Assessment of Financial Interests
In assessing which plaintiff had the greatest financial interest, the court compared the reported financial losses of the competing plaintiffs. Raju Shah was found to have suffered losses amounting to $413,484.49, which was significantly higher than the losses reported by the other plaintiffs. The Lorino Plaintiffs reported losses of $405,155, while Kenneth Clayton and Joseph Seppen reported losses of $134,293.08 and $90,000, respectively. The court took into account that both Seppen and Clayton subsequently acknowledged that they did not have the largest financial interest, effectively conceding that Shah should be the presumptive lead plaintiff. The court determined that Shah's financial stake was not only the highest but also crucial for establishing his presumptive adequacy as a representative of the class.

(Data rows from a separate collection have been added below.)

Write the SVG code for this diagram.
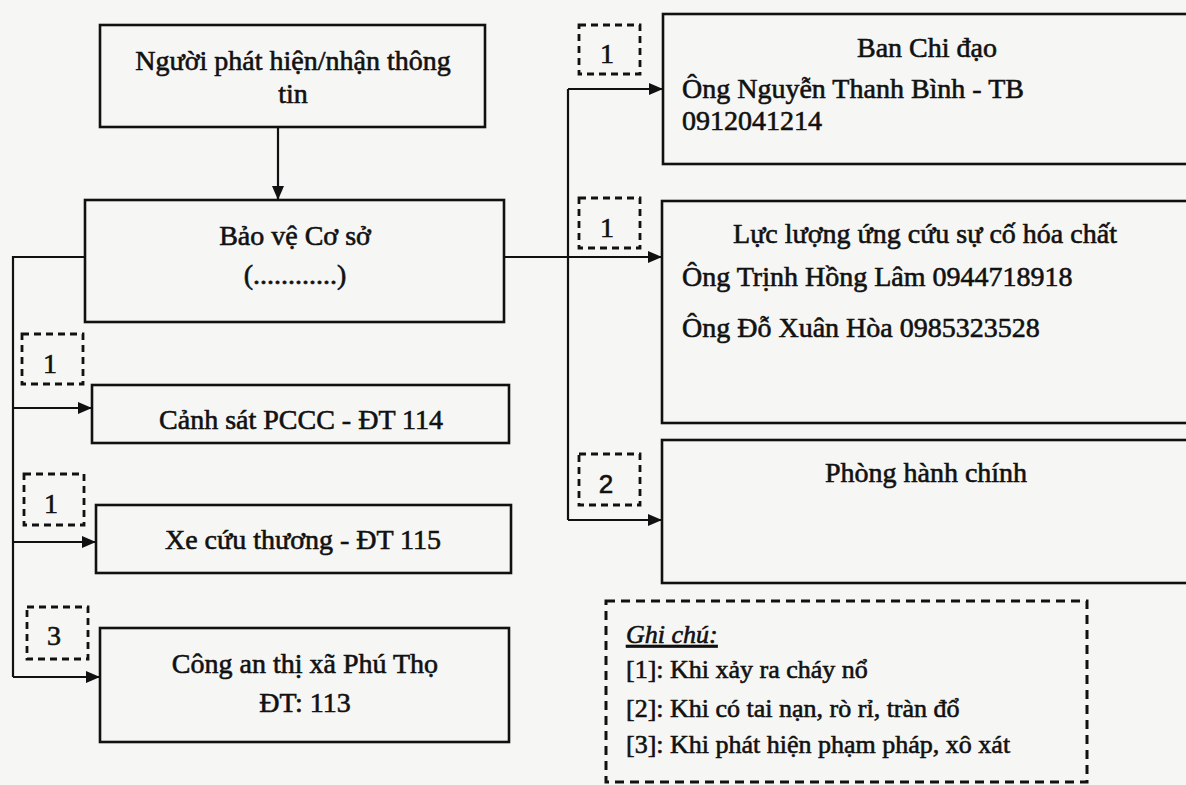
<svg xmlns="http://www.w3.org/2000/svg" width="1186" height="785" viewBox="0 0 1186 785">
  <defs>
    <marker id="arr" viewBox="0 0 14 12" refX="14" refY="6" markerWidth="14" markerHeight="12" markerUnits="userSpaceOnUse" orient="auto">
      <path d="M0,0 L14,6 L0,12 Z" fill="#111"/>
    </marker>
  </defs>
  <style>
    .box { fill: none; stroke: #111; stroke-width: 2.6; }
    .dash { fill: none; stroke: #111; stroke-width: 2.8; stroke-dasharray: 7 5; }
    .legend { fill: none; stroke: #111; stroke-width: 3; stroke-dasharray: 9 6; }
    .conn { fill: none; stroke: #111; stroke-width: 2.2; }
    text { font-family: "Liberation Serif", "Times New Roman", serif; font-size: 28px; fill: #111; stroke: #111; stroke-width: 0.6; }
    .c { text-anchor: middle; }
    .num { font-size: 28px; text-anchor: middle; }
    .lg { font-size: 26px; }
  </style>
  <rect x="0" y="0" width="1186" height="785" fill="#f6f6f4"/>

  <g id="connectors">
    <line class="conn" x1="278" y1="127" x2="278" y2="200" marker-end="url(#arr)"/>
    <polyline class="conn" points="85,257 13,257 13,677"/>
    <line class="conn" x1="13" y1="408" x2="92" y2="408" marker-end="url(#arr)"/>
    <line class="conn" x1="13" y1="542" x2="96" y2="542" marker-end="url(#arr)"/>
    <line class="conn" x1="13" y1="677" x2="100" y2="677" marker-end="url(#arr)"/>
    <line class="conn" x1="505" y1="257" x2="662" y2="257" marker-end="url(#arr)"/>
    <line class="conn" x1="568" y1="89" x2="568" y2="520"/>
    <line class="conn" x1="568" y1="89" x2="663" y2="89" marker-end="url(#arr)"/>
    <line class="conn" x1="568" y1="520" x2="662" y2="520" marker-end="url(#arr)"/>
  </g>

  <g id="node-nguoi-phat-hien">
    <rect class="box" x="100" y="25" width="385" height="102"/>
    <text class="c" x="293" y="70">Người phát hiện/nhận thông</text>
    <text class="c" x="293" y="103">tin</text>
  </g>

  <g id="node-bao-ve">
    <rect class="box" x="85" y="200" width="419" height="122"/>
    <text class="c" x="295" y="245">Bảo vệ Cơ sở</text>
    <text class="c" x="295" y="284">(............)</text>
  </g>

  <g id="node-canh-sat">
    <rect class="box" x="92" y="385" width="417" height="58"/>
    <text class="c" x="301" y="429">Cảnh sát PCCC - ĐT 114</text>
  </g>

  <g id="node-xe-cuu-thuong">
    <rect class="box" x="96" y="505" width="415" height="68"/>
    <text class="c" x="303" y="549">Xe cứu thương - ĐT 115</text>
  </g>

  <g id="node-cong-an">
    <rect class="box" x="100" y="628" width="409" height="114"/>
    <text class="c" x="305" y="673">Công an thị xã Phú Thọ</text>
    <text class="c" x="305" y="712">ĐT: 113</text>
  </g>

  <g id="node-ban-chi-dao">
    <rect class="box" x="663" y="14" width="540" height="150"/>
    <text class="c" x="927" y="57">Ban Chi đạo</text>
    <text x="682" y="98">Ông Nguyễn Thanh Bình - TB</text>
    <text x="682" y="130">0912041214</text>
  </g>

  <g id="node-luc-luong">
    <rect class="box" x="662" y="201" width="540" height="222"/>
    <text class="c" x="925" y="243">Lực lượng ứng cứu sự cố hóa chất</text>
    <text x="682" y="286">Ông Trịnh Hồng Lâm 0944718918</text>
    <text x="682" y="337">Ông Đỗ Xuân Hòa 0985323528</text>
  </g>

  <g id="node-phong-hanh-chinh">
    <rect class="box" x="662" y="440" width="540" height="143"/>
    <text class="c" x="926" y="482">Phòng hành chính</text>
  </g>

  <g id="tag-bcd">
    <rect class="dash" x="579" y="25" width="61" height="49"/>
    <text class="num" x="607" y="63">1</text>
  </g>
  <g id="tag-ll">
    <rect class="dash" x="579" y="198" width="61" height="50"/>
    <text class="num" x="607" y="237">1</text>
  </g>
  <g id="tag-phc">
    <rect class="dash" x="579" y="454" width="61" height="51"/>
    <text class="num" x="606" y="493" style="font-family:'Liberation Sans',Arial,sans-serif;font-size:26px">2</text>
  </g>
  <g id="tag-cs">
    <rect class="dash" x="22" y="334" width="61" height="50"/>
    <text class="num" x="50" y="373">1</text>
  </g>
  <g id="tag-xe">
    <rect class="dash" x="24" y="474" width="60" height="51"/>
    <text class="num" x="51" y="513">1</text>
  </g>
  <g id="tag-ca">
    <rect class="dash" x="27" y="607" width="61" height="52"/>
    <text class="num" x="54" y="645">3</text>
  </g>

  <g id="legend">
    <rect class="legend" x="606" y="601" width="481" height="181"/>
    <text class="lg" x="626" y="643" font-style="italic" text-decoration="underline">Ghi chú:</text>
    <text class="lg" x="626" y="678">[1]: Khi xảy ra cháy nổ</text>
    <text class="lg" x="626" y="717">[2]: Khi có tai nạn, rò rỉ, tràn đổ</text>
    <text class="lg" x="626" y="753">[3]: Khi phát hiện phạm pháp, xô xát</text>
  </g>
</svg>
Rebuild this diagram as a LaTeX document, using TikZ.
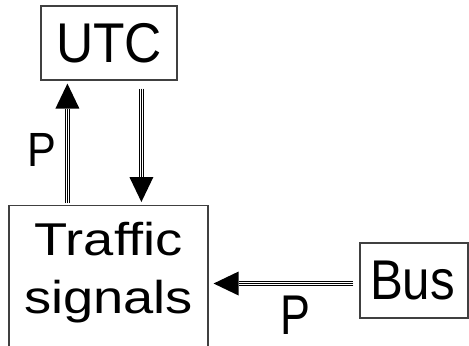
\documentclass[tikz,border=0pt]{standalone}
\usepackage{fontspec}
\setmainfont{Liberation Sans}
\usetikzlibrary{arrows.meta,calc}

\tikzset{
  box/.style={draw=black!75, line width=0.6pt, inner sep=0pt},
  pipe/.style={line width=2.8pt, -{Triangle[length=12.5pt,width=12pt,line width=0pt]},
    postaction={draw=white, line width=1.6pt, -, shorten >=12.5pt},
    postaction={draw=black, line width=0.6pt, -, shorten >=12.5pt}},
  lbl/.style={inner sep=0pt}
}

\begin{document}
\begin{tikzpicture}[x=0.5pt,y=0.5pt]
	\clip (0,0) rectangle (469,345);
	% boxes
	\node[box, minimum width=68pt, minimum height=37pt] (utc) at (109,302) {};
	\node[box, minimum width=99.5pt, minimum height=110pt, anchor=north] (traffic) at (108.5,140) {};
	\node[box, minimum width=54pt, minimum height=37.5pt] (bus) at (414,64.5) {};
	% texts
	\node[lbl, font=\fontsize{28pt}{29pt}\selectfont] (utctext) at (utc.center) {\scalebox{0.92}[1]{UTC}};
	\node[lbl, font=\fontsize{23pt}{29pt}\selectfont, align=center, anchor=base] (traffictext) at (108.5,32)
		{\scalebox{1.18}[1]{Traffic}\\\scalebox{1.18}[1]{signals}};
	\node[lbl, font=\fontsize{28pt}{29pt}\selectfont] (bustext) at ([xshift=-0.75pt]bus.center) {\scalebox{0.88}[1]{Bus}};
	% connectors
	\coordinate (up) at ($(utc.south west)+(27,0)$);
	\coordinate (dn) at ($(utc.south west)+(101,0)$);
	\coordinate (hz) at ([yshift=-1.5pt]bus.west);
	\draw[pipe] ([yshift=1pt]up |- traffic.north) -- ([yshift=-1.5pt]up);
	\draw[pipe] ([yshift=-4pt]dn) -- ([yshift=1.5pt]dn |- traffic.north);
	\draw[pipe] ([xshift=-3pt]hz) -- ([xshift=2.5pt]hz -| traffic.east);
	% labels
	\node[lbl, font=\fontsize{24pt}{24pt}\selectfont] (pup) at (42,195) {\scalebox{0.9}[1]{P}};
	\node[lbl, font=\fontsize{28pt}{29pt}\selectfont] (pbus) at (295,30) {\scalebox{0.8}[1]{P}};
\end{tikzpicture}
\end{document}
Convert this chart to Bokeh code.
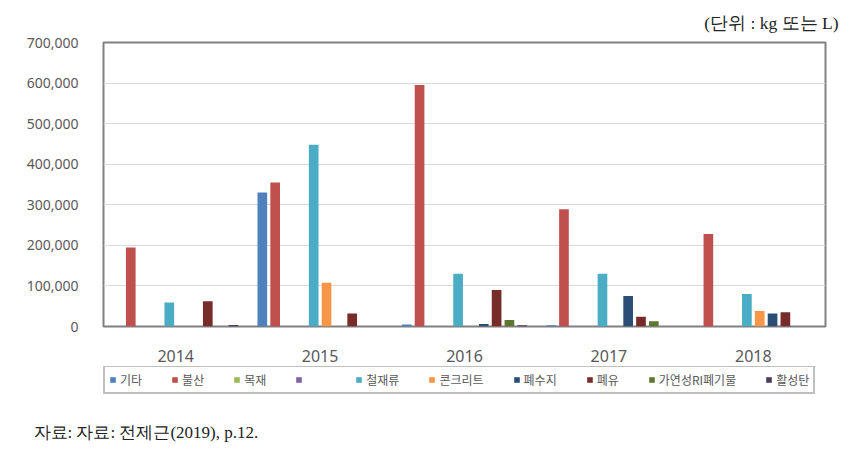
from bokeh.plotting import figure
from bokeh.models import (ColumnDataSource, FactorRange, Legend, LegendItem, Title,
                          NumeralTickFormatter, FixedTicker, Range1d)
from bokeh.layouts import column
from bokeh.transform import dodge
from bokeh.embed import file_html
from bokeh.resources import INLINE

years = ["2014", "2015", "2016", "2017", "2018"]
series = ["기타", "불산", "목재", " ", "철재류", "콘크리트", "폐수지", "폐유", "가연성RI폐기물", "활성탄"]
colors = ["#4F81BD", "#C0504D", "#9BBB59", "#8064A2", "#4BACC6", "#F79646",
          "#2C4D75", "#772C2A", "#5F7530", "#4D3B62"]

gita      = [0, 330000, 5000, 3000, 0]
bulsan    = [195000, 355000, 595000, 289000, 228000]
mokjae    = [0, 0, 0, 0, 0]
purple    = [0, 0, 0, 0, 0]
cheoljae  = [59000, 448000, 130000, 130000, 80000]
concrete  = [0, 108000, 0, 0, 38000]
pyesuji   = [0, 0, 6000, 75000, 32000]
pyeyu     = [62000, 32000, 90000, 24000, 35000]
gayeon    = [0, 0, 16000, 13000, 0]
hwalseong = [4000, 0, 3000, 0, 0]

values = [gita, bulsan, mokjae, purple, cheoljae, concrete, pyesuji, pyeyu, gayeon, hwalseong]
keys = ["s%d" % i for i in range(len(series))]

data = {"year": years}
for k, v in zip(keys, values):
    data[k] = v
source = ColumnDataSource(data)

# ---- main chart ----
p = figure(x_range=FactorRange(*years), y_range=(0, 700000),
           width=860, height=366, output_backend="svg", toolbar_location=None,
           min_border_left=103, min_border_right=35, min_border_top=40, min_border_bottom=40)

pitch = 0.0889
bw = 0.067
for i, (k, c) in enumerate(zip(keys, colors)):
    p.vbar(x=dodge("year", (i - 4.5) * pitch, range=p.x_range), top=k, width=bw,
           source=source, fill_color=c, line_color=None)

p.outline_line_color = "#808080"
p.outline_line_width = 2
p.xgrid.grid_line_color = None
p.ygrid.grid_line_color = "#d9d9d9"
p.ygrid.grid_line_width = 1

p.yaxis.ticker = FixedTicker(ticks=[0, 100000, 200000, 300000, 400000, 500000, 600000, 700000])
p.yaxis.formatter = NumeralTickFormatter(format="0,0")
p.yaxis.axis_line_color = None
p.yaxis.major_tick_line_color = None
p.yaxis.minor_tick_line_color = None
p.yaxis.major_label_standoff = 19
p.yaxis.major_label_text_font = "Noto Sans"
p.yaxis.major_label_text_font_size = "14px"
p.yaxis.major_label_text_color = "#595959"

p.xaxis.axis_line_color = None
p.xaxis.major_tick_line_color = None
p.xaxis.major_label_standoff = 17
p.xaxis.major_label_text_font = "Noto Sans"
p.xaxis.major_label_text_font_size = "16px"
p.xaxis.major_label_text_color = "#595959"

p.add_layout(Title(text="(단위 : kg 또는 L)", align="right", offset=-13, standoff=20,
                   text_font="Liberation Serif", text_font_size="17.5px",
                   text_font_style="normal", text_color="#222222"), "above")

# ---- legend strip and source note ----
p2 = figure(width=860, height=85, x_range=p.x_range, y_range=Range1d(-10, -5),
            output_backend="svg", toolbar_location=None, x_axis_type=None, y_axis_type=None,
            min_border_left=103, min_border_right=35, min_border_top=0, min_border_bottom=35)
p2.outline_line_color = None
p2.xgrid.grid_line_color = None
p2.ygrid.grid_line_color = None

items = []
for i, (k, c, name) in enumerate(zip(keys, colors, series)):
    r = p2.vbar(x=dodge("year", (i - 4.5) * pitch, range=p.x_range), top=k, width=bw,
                source=source, fill_color=c, line_color=None)
    items.append(LegendItem(label=name, renderers=[r]))

legend = Legend(items=items, orientation="horizontal", location=(0, 22),
                label_text_font="Noto Sans CJK KR", label_text_font_size="12px",
                label_text_color="#595959", glyph_width=7, glyph_height=7,
                label_standoff=4, spacing=29, padding=4, margin=0,
                border_line_color="#808080", border_line_width=2,
                label_height=14)
p2.add_layout(legend, "center")

p2.add_layout(Title(text="자료: 자료: 전제근(2019), p.12.", align="left", offset=-70,
                    standoff=8, text_font="Liberation Serif", text_font_size="17px",
                    text_font_style="normal", text_color="#222222"), "below")

layout = column(p, p2, spacing=0)
open("out.html", "w").write(file_html(layout, INLINE))
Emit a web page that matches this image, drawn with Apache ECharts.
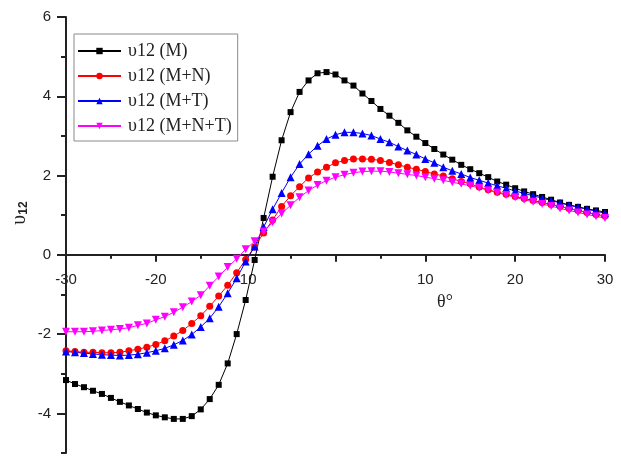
<!DOCTYPE html>
<html>
<head>
<meta charset="utf-8">
<script src="https://cdn.jsdelivr.net/npm/echarts@6/dist/echarts.min.js"></script>
<style>
  html, body { margin: 0; padding: 0; background: #fff; }
  #chart { width: 621px; height: 461px; }
</style>
</head>
<body>
<div id="chart"></div>
<script>
// theta (degrees), one point per degree
var theta = [-30,-29,-28,-27,-26,-25,-24,-23,-22,-21,
             -20,-19,-18,-17,-16,-15,-14,-13,-12,-11,
             -10,-9,-8,-7,-6,-5,-4,-3,-2,-1,
             0,1,2,3,4,5,6,7,8,9,
             10,11,12,13,14,15,16,17,18,19,
             20,21,22,23,24,25,26,27,28,29,30];

var v12M = [-3.16,-3.26,-3.34,-3.43,-3.51,-3.61,-3.71,-3.80,-3.89,-3.98,
            -4.05,-4.10,-4.14,-4.14,-4.07,-3.90,-3.64,-3.28,-2.74,-2.00,
            -1.14,-0.13,0.93,1.97,2.89,3.60,4.11,4.40,4.58,4.61,
            4.55,4.40,4.27,4.07,3.88,3.68,3.51,3.33,3.14,2.98,
            2.82,2.67,2.53,2.40,2.27,2.16,2.06,1.96,1.85,1.77,
            1.68,1.60,1.53,1.46,1.39,1.32,1.26,1.21,1.16,1.12,1.08];

var v12MN = [-2.42,-2.44,-2.46,-2.46,-2.47,-2.47,-2.46,-2.42,-2.38,-2.33,
             -2.26,-2.17,-2.05,-1.91,-1.73,-1.54,-1.30,-1.04,-0.77,-0.45,
             -0.12,0.20,0.55,0.88,1.22,1.49,1.72,1.94,2.09,2.21,
             2.32,2.38,2.42,2.42,2.41,2.38,2.33,2.27,2.21,2.16,
             2.10,2.04,1.99,1.92,1.85,1.79,1.71,1.64,1.58,1.53,
             1.47,1.42,1.37,1.32,1.27,1.22,1.17,1.12,1.07,1.02,0.98];

var v12MT = [-2.44,-2.46,-2.48,-2.50,-2.52,-2.53,-2.54,-2.53,-2.51,-2.47,
             -2.42,-2.36,-2.27,-2.16,-2.01,-1.82,-1.60,-1.31,-0.97,-0.59,
             -0.17,0.21,0.70,1.15,1.56,1.96,2.29,2.54,2.75,2.92,
             3.03,3.09,3.09,3.06,3.01,2.92,2.84,2.73,2.63,2.53,
             2.42,2.32,2.21,2.12,2.04,1.95,1.88,1.81,1.74,1.68,
             1.61,1.55,1.49,1.43,1.37,1.31,1.25,1.20,1.15,1.10,1.05];

var v12MNT = [-1.94,-1.94,-1.94,-1.93,-1.91,-1.89,-1.87,-1.84,-1.78,-1.73,
              -1.64,-1.56,-1.45,-1.32,-1.18,-1.02,-0.78,-0.55,-0.31,-0.10,
              0.14,0.34,0.59,0.82,1.04,1.25,1.45,1.62,1.76,1.87,
              1.96,2.02,2.07,2.10,2.11,2.11,2.09,2.06,2.03,2.00,
              1.96,1.92,1.88,1.83,1.79,1.74,1.69,1.63,1.57,1.51,
              1.45,1.39,1.34,1.28,1.23,1.17,1.12,1.07,1.02,0.97,0.93];

var seriesNames = ['υ12 (M)', 'υ12 (M+N)', 'υ12 (M+T)', 'υ12 (M+N+T)'];
var xMajorTicks = [-30, -20, -10, 0, 10, 20, 30];
var xMinorTicks = [-25, -15, -5, 5, 15, 25];
var xTickLabels = [-30, -20, -10, 10, 20, 30];   // no label at 0
var yMajorTicks = [-4, -2, 0, 2, 4, 6];
var yMinorTicks = [-5, -3, -1, 1, 3, 5];

function pairs(ys) {
    return theta.map(function (t, i) { return [t, ys[i]]; });
}

var downTriangle = 'path://M0,0 L10,0 L5,9 Z';

function lineSeries(name, ys, color, symbol, size) {
    return {
        name: name,
        type: 'line',
        data: pairs(ys),
        symbol: symbol,
        symbolSize: size,
        showSymbol: true,
        showAllSymbol: true,
        lineStyle: { color: color, width: 1 },
        itemStyle: { color: color },
        z: 3
    };
}

var myChart = echarts.init(document.getElementById('chart'));

var axisColor = '#222';
var plotRect = { left: 66, right: 16, top: 17, bottom: 8, outerBoundsMode: 'none', containLabel: false };

option = {
    backgroundColor: '#fff',
    animation: false,
    // second grid only carries the short ticks (odd y values, x at 5s)
    grid: [plotRect, plotRect],
    legend: {
        orient: 'vertical',
        left: 74,
        top: 34,
        padding: [8, 6, 6, 3],
        itemGap: 7,
        itemWidth: 43,
        itemHeight: 8,
        borderColor: '#8a8a8a',
        borderWidth: 1,
        textStyle: {
            fontFamily: 'Liberation Serif',
            fontSize: 18,
            color: '#222',
            lineHeight: 16.5,
            padding: [0, 0, 0, 2]
        },
        data: seriesNames
    },
    xAxis: [{
        type: 'value',
        gridIndex: 0,
        position: 'bottom',
        min: -30,
        max: 30,
        interval: 10,
        axisLine: { onZero: false, lineStyle: { color: axisColor, width: 2 } },
        axisTick: { show: true, length: 7, customValues: xMajorTicks, lineStyle: { color: axisColor, width: 2 } },
        axisLabel: { customValues: xTickLabels, fontFamily: 'Liberation Sans', fontSize: 15, color: axisColor, margin: 18 },
        splitLine: { show: false }
    }, {
        type: 'value',
        gridIndex: 1,
        position: 'bottom',
        min: -30,
        max: 30,
        axisLine: { show: false, onZero: false },
        axisTick: { show: true, length: 4, customValues: xMinorTicks, lineStyle: { color: axisColor, width: 2 } },
        axisLabel: { show: false },
        splitLine: { show: false }
    }],
    yAxis: [{
        type: 'value',
        gridIndex: 0,
        min: -5,
        max: 6,
        axisLine: { show: true, onZero: false, lineStyle: { color: axisColor, width: 2 } },
        axisTick: { show: true, length: 9, customValues: yMajorTicks, lineStyle: { color: axisColor, width: 2 } },
        axisLabel: { customValues: yMajorTicks, fontFamily: 'Liberation Sans', fontSize: 15, color: axisColor, margin: 15 },
        splitLine: { show: false }
    }, {
        type: 'value',
        gridIndex: 1,
        min: -5,
        max: 6,
        axisLine: { show: false, onZero: false },
        axisTick: { show: true, length: 5, customValues: yMinorTicks, lineStyle: { color: axisColor, width: 2 } },
        axisLabel: { show: false },
        splitLine: { show: false }
    }],
    graphic: [{
        type: 'text',
        x: 445,
        y: 302,
        style: {
            text: 'θ°',
            font: '18px "Liberation Serif"',
            fill: '#222',
            align: 'center',
            verticalAlign: 'middle'
        }
    }, {
        type: 'text',
        x: 20,
        y: 213,
        rotation: Math.PI / 2,
        style: {
            text: '{a|υ}{b|12}',
            align: 'center',
            verticalAlign: 'middle',
            rich: {
                a: { font: '20px "Liberation Serif"', fill: '#222' },
                b: { font: 'bold 12px "Liberation Sans"', fill: '#222', padding: [8, 0, 0, 0] }
            }
        }
    }],
    series: [
        lineSeries(seriesNames[0], v12M, '#000000', 'rect', 6),
        lineSeries(seriesNames[1], v12MN, '#ff0000', 'circle', 7),
        lineSeries(seriesNames[2], v12MT, '#0000ff', 'triangle', 8),
        lineSeries(seriesNames[3], v12MNT, '#ff00ff', downTriangle, 8)
    ]
};

myChart.setOption(option);

// move both x axes (line, ticks, labels) up to y = 0
var zeroPx = myChart.convertToPixel({ yAxisIndex: 0 }, 0);
var bottomPx = myChart.convertToPixel({ yAxisIndex: 0 }, -5);
myChart.setOption({ xAxis: [{ offset: zeroPx - bottomPx }, { offset: zeroPx - bottomPx }] });
</script>
</body>
</html>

Evaluation of Adequacy and Typicality
The court then focused on whether Shah met the adequacy and typicality requirements of Rule 23. Adequacy is satisfied if there are no conflicts of interest between the representative and the class, and if the representative's counsel is competent. The court found no evidence of any conflicts between Shah's interests and those of the class members, and noted that Shah's chosen counsel had significant experience in handling securities class actions. Regarding typicality, the court determined that Shah's claims arose from the same alleged misconduct by the defendants that affected all class members, thus satisfying the requirement that the representative's claims be typical of those of the class. The court concluded that Shah was indeed the presumptively most adequate plaintiff due to his financial stake and his fulfillment of both adequacy and typicality requirements.
Rebuttal of Other Plaintiffs' Arguments
The court considered arguments from the other plaintiffs that questioned Shah's standing due to the inclusion of losses attributed to his wife. However, the court found Shah's explanation satisfactory, noting that he purchased shares from a joint account, which justified his ownership interest in the reported losses. The court pointed out that the Lorino Plaintiffs provided no substantial evidence to support their claims regarding Shah's standing. Instead, their argument was deemed speculative and insufficient to overcome the presumption that Shah could adequately represent the class. Ultimately, the court rejected these challenges, affirming that Shah met all necessary requirements and should be appointed as the lead plaintiff.
Approval of Lead Counsel
Finally, the court addressed the selection of lead counsel, which is a right granted to the lead plaintiff under the PSLRA. Shah had selected Scott+Scott as lead counsel, and the court reviewed the firm's qualifications and experience in securities class actions. The court found that Shah's choice of counsel was reasonable and that the firm was well-equipped to represent the class effectively. Since no objections were raised against the selection of Scott+Scott, the court approved this choice, further solidifying Shah's position as the lead plaintiff. This decision underscored the court's commitment to ensuring that the class would be adequately represented in the ongoing litigation against Precigen, Inc. and its executives.